Let’s say you ask your Google Nest device, “How long is my commute today?” In this case, you ask a machine a question and receive an answer about the estimated time it will take you to drive to your office. Here, the overall goal is for the device to perform a task successfully—a task that you would generally have to do yourself in a real-world environment (for example, research your commute time).
In the context of this example, the goal of using ML in the overall system is not to enable it to perform a task. For instance, you might train algorithms to analyze live transit and traffic data to forecast the volume and density of traffic flow. However, the scope is limited to identifying patterns, how accurate the prediction was, and learning from the data to maximize performance for that specific task.
Explanatory Algorithms
One of the biggest problems in machine learning is understanding how various models get to their end predictions. We often know the “what” but struggle to explain the “why”.
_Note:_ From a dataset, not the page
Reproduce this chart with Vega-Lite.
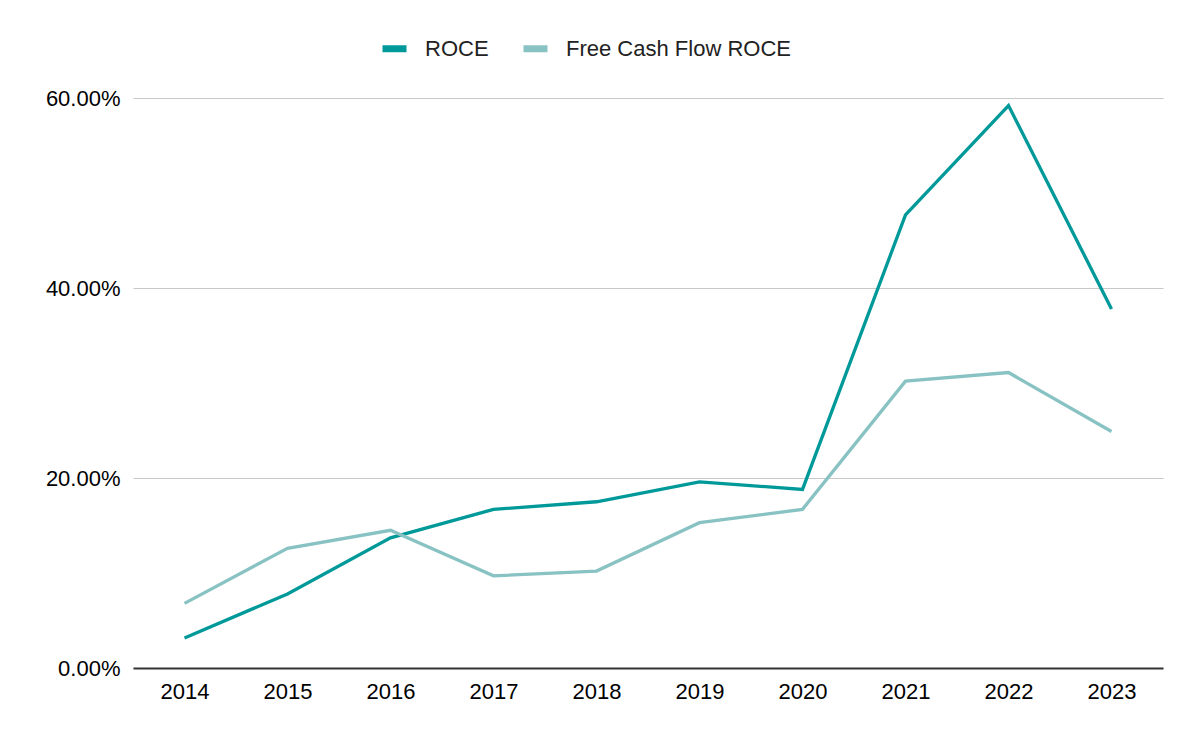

Explanatory algorithms help us identify the variables that have a meaningful impact on the outcome we are interested in. These algorithms allow us to understand the relationships between the variables in the model, rather than just using the model to make predictions about the outcome.
Algorithms
Linear/Logistic Regression: a statistical method for modeling the linear relationship between a dependent variable and one or more independent variables — can be used to understand the relationships between variables based on the t-tests and coefficients. Decision Trees: a type of machine learning algorithm that creates a tree-like model of decisions and their possible consequences. They are useful for understanding the relationships between variables by looking at the rules that split the branches. Principal Component Analysis (PCA): a dimensionality reduction technique that projects the data onto a lower-dimensional space while retaining as much variance as possible. PCA can be used to simplify the data or to determine feature importance. Local Interpretable Model-Agnostic Explanations (LIME): an algorithm that explains the predictions of any machine learning model by approximating the model locally around the prediction by constructing a simpler model using techniques such as linear regression or decision trees. Shapley Additive explanations (SHAPLEY): an algorithm that explains the predictions of any machine learning model by computing the contribution of each feature to the prediction using a method based on the concept of “marginal contribution.”. It can be more accurate than SHAP in some cases. Shapley Approximation (SHAP): a method for explaining the predictions of any machine learning model by estimating the importance of each feature in the prediction. SHAP uses a method called the “coalitional game” method to approximate Shapley values and is generally faster than SHAPLEY.
Pattern Mining Algorithms
Pattern Mining Algorithms
Pattern mining algorithms are a type of data mining technique that are used to identify patterns and relationships within a dataset. These algorithms can be used for a variety of purposes, such as identifying customer buying patterns in a retail context, understanding common user behaviour sequences for a website/app, or finding relationships between different variables in a scientific study.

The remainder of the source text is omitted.